Criar templates ou checklists de admissão para cada tipo de colaborador (CLT, temporário, intermitente, doméstico) evita que algo seja esquecido.
Além disso, investir em software de RH/DP que já esteja integrado com o eSocial reduz erros humanos e acelera o processo.

3 – Treinar equipes de DP e RH

Garantir que a equipe responsável entenda os prazos, os eventos do eSocial, as validações de dados e os riscos. Uma equipe bem preparada reduz atrasos e multas.

4 – Revisar periodicamente procedimentos e compliance

De tempos em tempos (por exemplo, semestralmente), faça auditoria interna nos processos de admissão, manutenção e desligamento de empregados.

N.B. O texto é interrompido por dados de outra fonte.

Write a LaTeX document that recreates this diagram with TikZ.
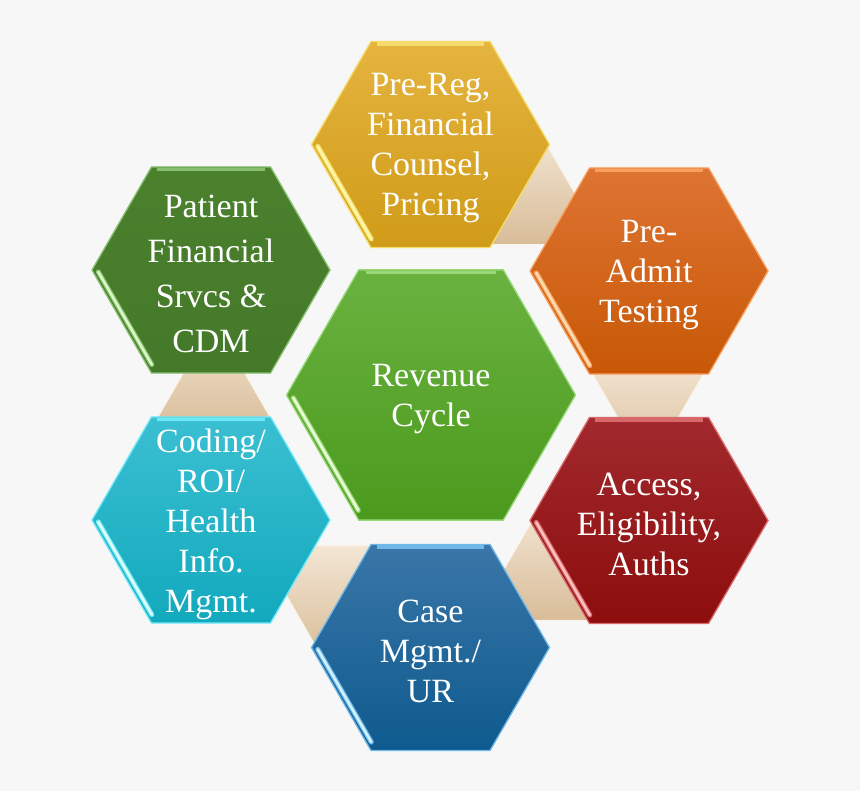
\documentclass[tikz,border=0pt]{standalone}
\usepackage{fontspec}
\setmainfont{Liberation Serif}
\usetikzlibrary{calc}
\definecolor{bg}{HTML}{F7F7F7}
\definecolor{tritop}{HTML}{F3E6D4}
\definecolor{tribot}{HTML}{D8BC98}
\definecolor{triedge}{HTML}{FBF4EA}
% center
\definecolor{cT}{HTML}{6AB240}\definecolor{cB}{HTML}{4B9A1D}\definecolor{cE}{HTML}{98D878}\definecolor{cH}{HTML}{EAFFD8}
% pre-reg
\definecolor{yT}{HTML}{E5B43F}\definecolor{yB}{HTML}{D09B18}\definecolor{yE}{HTML}{F5DC6A}\definecolor{yH}{HTML}{FFF8A8}
% pre-admit
\definecolor{oT}{HTML}{DE7433}\definecolor{oB}{HTML}{C85806}\definecolor{oE}{HTML}{F8A060}\definecolor{oH}{HTML}{FFDCB0}
% access
\definecolor{rT}{HTML}{A1292D}\definecolor{rB}{HTML}{8D0D0D}\definecolor{rE}{HTML}{D8686A}\definecolor{rH}{HTML}{FFC0C0}
% case
\definecolor{bT}{HTML}{3A76A8}\definecolor{bB}{HTML}{0E5A8E}\definecolor{bE}{HTML}{70B8E8}\definecolor{bH}{HTML}{D0F2FF}
% coding
\definecolor{kT}{HTML}{3BBFD2}\definecolor{kB}{HTML}{12A9BD}\definecolor{kE}{HTML}{70E8F8}\definecolor{kH}{HTML}{E0FFFF}
% patient
\definecolor{gT}{HTML}{4B812D}\definecolor{gB}{HTML}{437928}\definecolor{gE}{HTML}{88C070}\definecolor{gH}{HTML}{DDF8C8}
\newcommand\hexa[8]{%
 \coordinate (#1) at (#2,-#3);
 \coordinate (#1-R) at ($(#1)+(0:#4)$);
 \coordinate (#1-TR) at ($(#1)+(60:#4)$);
 \coordinate (#1-TL) at ($(#1)+(120:#4)$);
 \coordinate (#1-L) at ($(#1)+(180:#4)$);
 \coordinate (#1-BL) at ($(#1)+(240:#4)$);
 \coordinate (#1-BR) at ($(#1)+(300:#4)$);
 \shade[top color=#5,bottom color=#6] (#1-R)--(#1-TR)--(#1-TL)--(#1-L)--(#1-BL)--(#1-BR)--cycle;
 \draw[#7,line width=1.3pt,line join=miter] (#1-R)--(#1-TR)--(#1-TL)--(#1-L)--(#1-BL)--(#1-BR)--cycle;
 \draw[#7,line width=3.5pt] ($(#1-TL)!0.05!(#1-TR)+(0,-2.5)$) -- ($(#1-TL)!0.95!(#1-TR)+(0,-2.5)$);
 \draw[#7,line width=5pt,line cap=round] ($(#1-L)!0.04!(#1-BL)+(30:4.5)$) -- ($(#1-L)!0.94!(#1-BL)+(30:4.5)$);
 \draw[#8,line width=2.5pt,line cap=round] ($(#1-L)!0.04!(#1-BL)+(30:4.5)$) -- ($(#1-L)!0.94!(#1-BL)+(30:4.5)$);
}
\newcommand\tri[2]{%
 \coordinate (#1) at ($(rc)+(#2:217)$);
 \shadedraw[top color=tritop,bottom color=tribot,draw=triedge,line width=1pt]
   ($(#1)+({#2+30}:75)$) -- ($(#1)+({#2+150}:75)$) -- ($(#1)+({#2+270}:75)$) -- cycle;
}
\tikzset{
  txt/.style={text=white,align=center,inner sep=0pt,yshift=-4pt,font=\fontsize{34}{40}\selectfont},
  txtwide/.style={txt,font=\fontsize{34}{45}\selectfont}
}
\begin{document}
\begin{tikzpicture}[x=1pt,y=1pt]
\useasboundingbox (0,0) rectangle (860,-791);
\fill[bg] (0,0) rectangle (860,-791);
\coordinate (rc) at (431,-395);
% connectors
\tri{c1}{60}
\tri{c2}{0}
\tri{c3}{-60}
\tri{c4}{-120}
\tri{c5}{180}
% hexagons
\hexa{h1}{430.5}{144.5}{119}{yT}{yB}{yE}{yH}
\hexa{h2}{649}{271}{119}{oT}{oB}{oE}{oH}
\hexa{h3}{649}{520.5}{119}{rT}{rB}{rE}{rH}
\hexa{h4}{430.5}{647.5}{119}{bT}{bB}{bE}{bH}
\hexa{h5}{211}{520}{119}{kT}{kB}{kE}{kH}
\hexa{h6}{211}{270}{119}{gT}{gB}{gE}{gH}
\hexa{hc}{431}{395}{144.5}{cT}{cB}{cE}{cH}
% texts
\node[txt] (t1) at (h1) {Pre-Reg,\\Financial\\Counsel,\\Pricing};
\node[txt] (t2) at (h2) {Pre-\\Admit\\Testing};
\node[txt] (t3) at (h3) {Access,\\Eligibility,\\Auths};
\node[txt] (t4) at (h4) {Case\\Mgmt./\\UR};
\node[txt] (t5) at (h5) {Coding/\\ROI/\\Health\\Info.\\Mgmt.};
\node[txtwide] (t6) at (h6) {Patient\\Financial\\Srvcs \&\\CDM};
\node[txt] (tc) at (hc) {Revenue\\Cycle};
\end{tikzpicture}
\end{document}
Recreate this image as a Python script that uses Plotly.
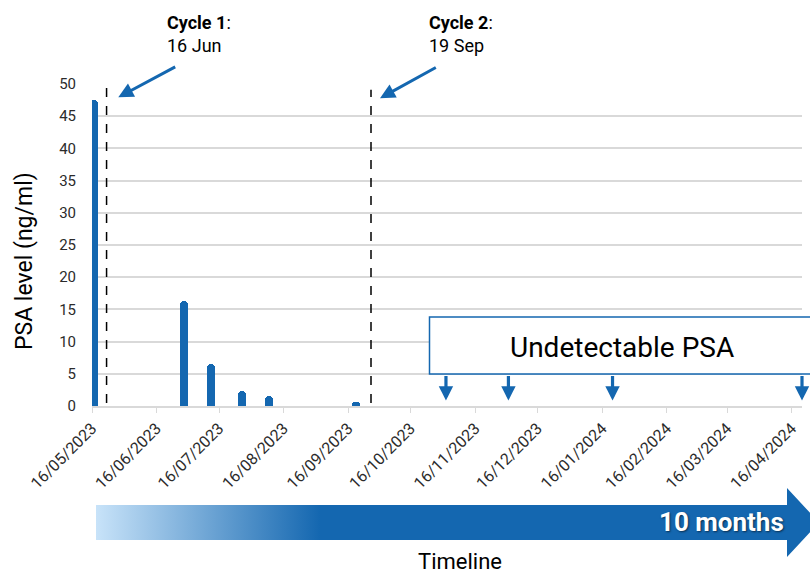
import plotly.graph_objects as go

W, H = 810, 575

# ---------------- data ----------------
psa_dates = ["2023-05-17", "2023-06-29", "2023-07-12", "2023-07-27", "2023-08-09", "2023-09-20"]
psa_values = [47.5, 16.3, 6.5, 2.3, 1.5, 0.6]

undetectable_dates = ["2023-11-02", "2023-12-02", "2024-01-21", "2024-04-21"]

cycle_line_dates = ["2023-05-23", "2023-09-27"]
cycle_names = ["Cycle 1", "Cycle 2"]
cycle_days = ["16 Jun", "19 Sep"]

month_ticks = ["2023-05-16", "2023-06-16", "2023-07-16", "2023-08-16", "2023-09-16",
               "2023-10-16", "2023-11-16", "2023-12-16", "2024-01-16", "2024-02-16",
               "2024-03-16", "2024-04-16"]
month_tick_labels = ["16/05/2023", "16/06/2023", "16/07/2023", "16/08/2023", "16/09/2023",
                     "16/10/2023", "16/11/2023", "16/12/2023", "16/01/2024", "16/02/2024",
                     "16/03/2024", "16/04/2024"]
y_ticks = [0, 5, 10, 15, 20, 25, 30, 35, 40, 45, 50]

BLUE = "#1467b0"
GRID = "#d9d9d9"
FONT = "Roboto"
TXT = "#2b2b2b"


def px_x(x):
    return x / W


def px_y(y):
    return 1 - y / H


fig = go.Figure()

fig.add_trace(go.Bar(
    x=psa_dates, y=psa_values,
    width=[3.9 * 86400000] * len(psa_dates),
    marker=dict(color=BLUE, cornerradius="50%", line=dict(width=0)),
    showlegend=False, hoverinfo="x+y",
))

# decorative timeline arrow (pixel frame on overlay axes)
arrow_x = [96, 787, 787, 819, 787, 787, 96, 96]
arrow_y = [505, 505, 488, 522.5, 557, 540, 540, 505]
fig.add_trace(go.Scatter(
    x=arrow_x, y=arrow_y, xaxis="x2", yaxis="y2",
    mode="lines", line=dict(width=0, color=BLUE), fill="toself",
    fillgradient=dict(type="horizontal",
                      colorscale=[[0, "#c8e3f9"], [0.31, BLUE], [1, BLUE]]),
    hoverinfo="skip", showlegend=False,
))

shapes = []
for d, ytop in zip(cycle_line_dates, [49.4, 49.1]):
    shapes.append(dict(type="line", xref="x", yref="y", x0=d, x1=d, y0=0.45, y1=ytop,
                       line=dict(color="black", width=1.5, dash="dash")))

# Undetectable PSA box
shapes.append(dict(type="rect", xref="paper", yref="paper",
                   x0=px_x(429.5), x1=px_x(830), y0=px_y(374), y1=px_y(317),
                   line=dict(color=BLUE, width=1.5), fillcolor="white", layer="above"))

annotations = []
# Cycle labels
for name, day, tx, tip, tail in zip(cycle_names, cycle_days, [165, 427],
                                    [(118.3, 97.3), (380, 98.3)],
                                    [(176.7, 66), (437.3, 66.7)]):
    annotations.append(dict(xref="paper", yref="paper", x=px_x(tx), y=px_y(34),
                            xanchor="left", yanchor="middle", align="left",
                            text=f"<b>{name}</b>:<br>{day}", showarrow=False,
                            font=dict(family=FONT, size=18, color="black")))
    annotations.append(dict(xref="paper", yref="paper", x=px_x(tip[0]), y=px_y(tip[1]),
                            ax=tail[0] - tip[0], ay=tail[1] - tip[1], text="",
                            showarrow=True, arrowhead=2, arrowsize=1, arrowwidth=3,
                            arrowcolor=BLUE))

annotations.append(dict(xref="paper", yref="paper", x=px_x(622), y=px_y(347),
                        text="Undetectable PSA", showarrow=False,
                        xanchor="center", yanchor="middle",
                        font=dict(family=FONT, size=28, color="black")))

for d in undetectable_dates:
    annotations.append(dict(xref="x", yref="y", x=d, y=0.85, ax=0, ay=-26, text="",
                            showarrow=True, arrowhead=2, arrowsize=0.9, arrowwidth=3.2,
                            arrowcolor=BLUE))

annotations.append(dict(xref="paper", yref="paper", x=px_x(24), y=px_y(261),
                        text="PSA level (ng/ml)", textangle=-90, showarrow=False,
                        xanchor="center", yanchor="middle",
                        font=dict(family=FONT, size=23, color="black")))

annotations.append(dict(xref="paper", yref="paper", x=px_x(786), y=px_y(522),
                        text="<b>10 months</b>", showarrow=False,
                        xanchor="right", yanchor="middle",
                        font=dict(family=FONT, size=26, color="white",
                                  shadow="1px 1px 2px rgba(0,0,0,0.55)")))

annotations.append(dict(xref="paper", yref="paper", x=px_x(460), y=0,
                        text="Timeline", showarrow=False, borderpad=0,
                        xanchor="center", yanchor="bottom",
                        font=dict(family=FONT, size=22, color="black")))

fig.update_layout(
    width=W, height=H, autosize=False,
    margin=dict(l=0, r=0, t=0, b=0, pad=0, autoexpand=False),
    paper_bgcolor="white", plot_bgcolor="rgba(0,0,0,0)",
    font=dict(family=FONT, color=TXT),
    bargap=0,
    xaxis=dict(
        type="date", domain=[px_x(92), px_x(802)], automargin=False,
        range=["2023-05-16", "2024-04-21"],
        tickmode="array", tickvals=month_ticks, ticktext=month_tick_labels,
        tickangle=-45, tickfont=dict(family=FONT, size=16, color=TXT),
        ticks="outside", ticklen=5, tickcolor=GRID, tickwidth=1,
        showline=True, linecolor=GRID, linewidth=1.5,
        showgrid=False, zeroline=False, fixedrange=True,
    ),
    yaxis=dict(
        domain=[px_y(406), px_y(84)], range=[0, 50], automargin=False,
        tickmode="array", tickvals=y_ticks,
        tickfont=dict(family=FONT, size=15, color=TXT),
        ticklabelstandoff=15,
        showgrid=True, gridcolor=GRID, gridwidth=1.5,
        zeroline=False, showline=False, ticks="", fixedrange=True,
    ),
    xaxis2=dict(domain=[0, 1], range=[0, W], visible=False, anchor="y2",
                fixedrange=True, automargin=False),
    yaxis2=dict(domain=[0, 1], range=[H, 0], visible=False, anchor="x2",
                fixedrange=True, automargin=False),
    shapes=shapes,
    annotations=annotations,
)

fig.write_html(
    "out.html",
    config={"displayModeBar": False},
    post_script="document.body.style.margin='0';document.body.style.overflow='hidden';",
)
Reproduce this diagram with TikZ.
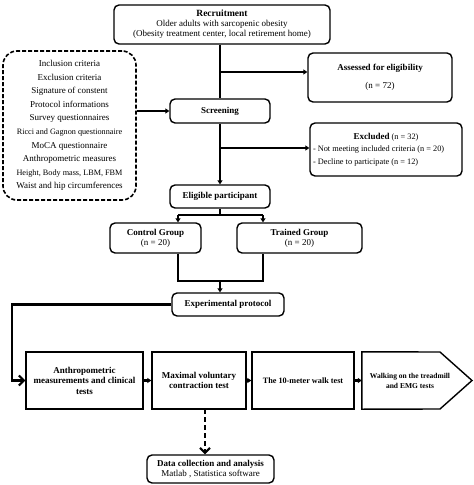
\documentclass[tikz,border=0pt]{standalone}
\usepackage{fontspec}
\setmainfont{Liberation Serif}
\usetikzlibrary{arrows.meta,calc}
\begin{document}
\begin{tikzpicture}[x=1pt,y=-1pt,
  rbox/.style={draw,line width=1.4pt,rounded corners=5pt,inner sep=0pt,align=center,font=\fontsize{9}{10}\selectfont},
  sbox/.style={draw,line width=1.4pt,inner sep=0pt,align=center,minimum height=57pt,font=\bfseries\fontsize{9}{10.5}\selectfont},
  conn/.style={line width=2.2pt,-{Triangle[length=4pt,width=5pt]}},
  plain/.style={line width=2.2pt},
  chev/.style={line width=2.2pt,-{Straight Barb[length=5pt,width=10pt,line width=2pt]}}
]
\useasboundingbox (0,0) rectangle (474,485);

\node[rbox,minimum width=216pt,minimum height=39pt] (rec) at (222,24.5)
  {{\bfseries\fontsize{9.5}{10}\selectfont Recruitment}\\Older adults with sarcopenic obesity\\(Obesity treatment center, local retirement home)};

\node[rbox,minimum width=144pt,minimum height=49pt] (ass) at (380,77.5)
  {\textbf{Assessed for eligibility}\\[8pt](n = 72)};

\node[draw,dashed,dash pattern=on 4pt off 2pt,line width=1.6pt,rounded corners=14pt,minimum width=133pt,minimum height=149pt,inner sep=0pt,align=center,font=\fontsize{9}{13.6}\selectfont] (crit) at (69.5,125.5)
  {Inclusion criteria\\Exclusion criteria\\Signature of constent\\Protocol informations\\Survey questionnaires\\{\fontsize{8.2}{13.6}\selectfont Ricci and Gagnon questionnaire}\\MoCA questionnaire\\Anthropometric measures\\{\fontsize{8.2}{13.6}\selectfont Height, Body mass, LBM, FBM}\\Waist and hip circumferences};

\node[rbox,minimum width=100pt,minimum height=24pt] (scr) at (220,111) {\textbf{Screening}};

\node[rbox,minimum width=152pt,minimum height=53pt,align=left,font=\fontsize{8.3}{12.5}\selectfont] (exc) at (386,149.5)
  {\makebox[146pt]{{\bfseries\fontsize{9}{10}\selectfont Excluded} (n = 32)}\\- Not meeting included criteria (n = 20)\\- Decline to participate (n = 12)};

\node[rbox,minimum width=100pt,minimum height=23pt] (elig) at (220,196.5) {\textbf{Eligible participant}};

\node[rbox,minimum width=91pt,minimum height=30pt] (ctrl) at (155.5,238) {\textbf{Control Group}\\(n = 20)};
\node[rbox,minimum width=125pt,minimum height=30pt] (trn) at (299.5,238) {\textbf{Trained Group}\\(n = 20)};

\node[rbox,minimum width=112pt,minimum height=23pt] (exp) at (228,304.5) {\textbf{Experimental protocol}};

\node[sbox,minimum width=117pt] (anth) at (84.5,380.5) {Anthropometric\\measurements and clinical\\tests};
\node[sbox,minimum width=94pt] (max) at (199,380.5) {Maximal voluntary\\contraction test};
\node[sbox,minimum width=102pt,font=\bfseries\fontsize{8.2}{10}\selectfont] (walk) at (303,380.5) {The 10-meter walk test};
\node[inner sep=0pt,minimum width=96pt,minimum height=57pt,align=center,font=\bfseries\fontsize{7.5}{10}\selectfont] (tread) at (410,380.5) {Walking on the treadmill\\and EMG tests};
\draw[line width=1.4pt] (tread.north west) -- (440,352) -- (472,380.5) -- (440,409) -- (tread.south west) -- cycle;

\node[rbox,minimum width=127pt,minimum height=28pt] (data) at (210.5,469) {\textbf{Data collection and analysis}\\Matlab , Statistica software};

% connectors
\coordinate (b1) at (220,72);
\coordinate (b2) at (220,148);
\draw[plain] (rec.south -| scr.north) -- (scr.north);
\draw[conn] (b1) -- (b1 -| ass.west);
\draw[conn] (crit.east |- scr.west) -- (scr.west);
\draw[conn] (scr.south) -- (elig.north);
\draw[conn] (b2) -- (b2 -| exc.west);

\coordinate (s0) at (220,215);
\coordinate (s1) at (178,215);
\coordinate (s2) at (263,215);
\draw[plain] (elig.south) -- (s0);
\draw[plain] (s1) -- (s2);
\draw[conn] (s1) -- (s1 |- ctrl.north);
\draw[conn] (s2) -- (s2 |- trn.north);

\coordinate (j0) at (220,281);
\coordinate (j1) at (178,281);
\coordinate (j2) at (263,281);
\draw[plain] (j1 |- ctrl.south) -- (j1) -- (j2) -- (j2 |- trn.south);
\draw[conn] (j0) -- (j0 |- exp.north);

\coordinate (L) at (12,380.5);
\draw[chev] (exp.west) -- (exp.west -| L) -- (L) -- (anth.west);

\draw[conn] (anth.east) -- (max.west);
\draw[conn] (max.east) -- (walk.west);
\draw[conn] (walk.east) -- (tread.west);

\coordinate (d0) at (205,409);
\draw[line width=2.2pt,dash pattern=on 5pt off 3pt,-{Straight Barb[length=5pt,width=10pt,line width=2pt]}] (d0) -- (d0 |- data.north);
\end{tikzpicture}
\end{document}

Avalie se as exigências mudaram e atualize o sistema.

5 – Focar no “núcleo crítico” para começar

Se a empresa está começando a melhorar a conformidade, concentre‑se nos pontos de maior risco: admissão (prazo de envio do evento), registro correto, dados consistentes no eSocial. Depois de dominados, avance para manutenção (folha, afastamentos) e desligamento.


Conclusão

A realidade é clara: o empregador no Brasil lida com um ambiente regulatório denso — estima‑se entre 2.000 e 3.000 regras relativas à gestão de vínculos de trabalho, sendo que o sistema eSocial já engloba mais de 2.500 validações ligadas ao vínculo empregatício. Mesmo a etapa de admissão exige algo entre 50 e 100 exigências.

Mas esse cenário desafiador não precisa ser sinônimo de caos. Com mapeamento, padronização, ferramentas apropriadas e treinamento da equipe, é possível transformar a burocracia em processos eficientes, reduzir riscos e ganhar tranquilidade jurídica.
Se você atua em RH ou DP, aproveite essa oportunidade para revisar seus procedimentos, fortalecer o compliance e tornar seu processo de admissão mais robusto e ágil. A conformidade não é apenas exigir‑se cumprir — é uma vantagem competitiva.